Straight-Lining of Rent
Both International Financial Reporting Standards and many national Generally Accepted Accounting Principles, including U.S. GAAP, require that lessees in operating leases account for deferred rent concessions by straight-lining the rent over the non-cancellable period for which the lessee has contracted to lease the asset. This requirement ensures that the lessee does not unduly reflect the reduced cost of deferred rent periods as comparative operating costs during the earliest periods of the lease. Typically, it results in the lessee reporting a liability, referred to as "deferred rent'"on the balance sheet of the lessee. This liability reflects the benefit of the deferred rent concession.
Calculation of Deferred Rent
To calculate the benefit of the deferred rent concession and to record the amount of deferred rent, the lessee must calculate the aggregate cost of the leased property of the remainder of the non-cancellable portion of the lease. To illustrate, consider a lessee who enters into a five-year lease requiring the lessee to pay $10,000 per annum in rent. However, as an incentive to convince the lessee to sign the lease, the lessor offers a deferred rent concession in the form of free-rent for the first five months. Therefore, the first year's payment is only $5,000. Because the aggregate cost of the asset over the five-year non-cancellable life of the lease is $45,000, the lessee must report $9,000 per annum in rent. The difference between the $5,000 in rent actually paid in the first year and the $9,000 recorded is deferred rent.

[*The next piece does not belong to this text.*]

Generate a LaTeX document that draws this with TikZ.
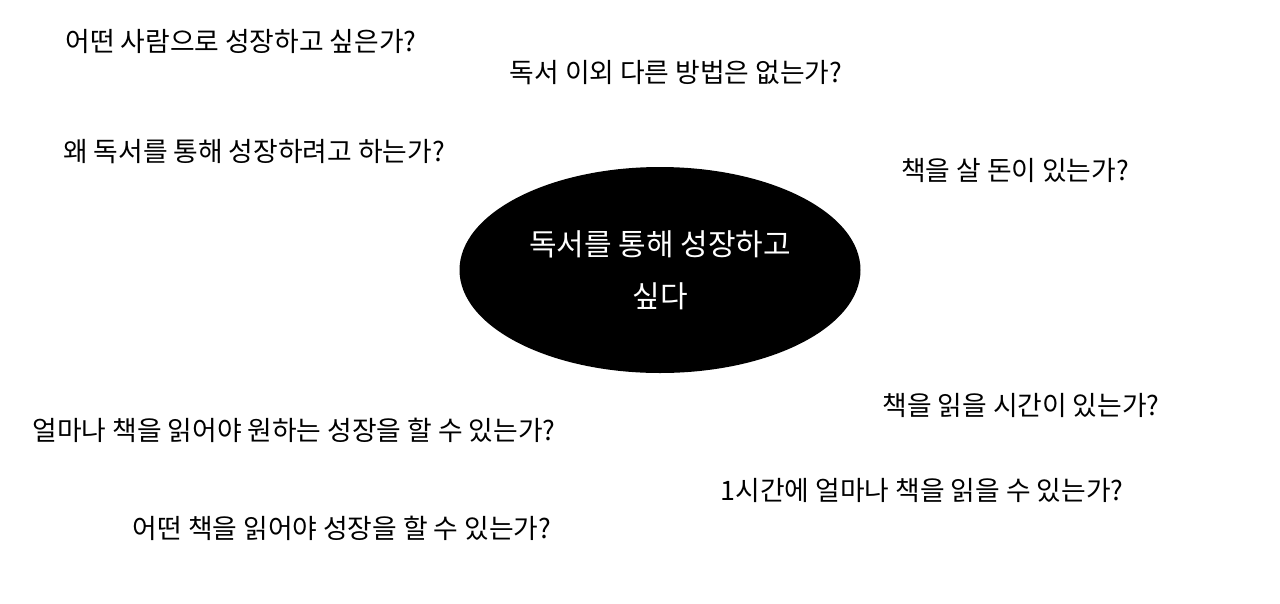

In the above example, the lessee will make a journal entry to credit cash for $5,000 and debit rent expense for $5,000 when the first year's rent is paid. However, because accounting standards require the rent expense to be $9,000, the lessee must make a second entry to debit rent expense for $4,000 (to reach $9,000) and record a liability on the balance sheet for $4,000. This liability is the deferred rent and represents the value of the deferred rent concession.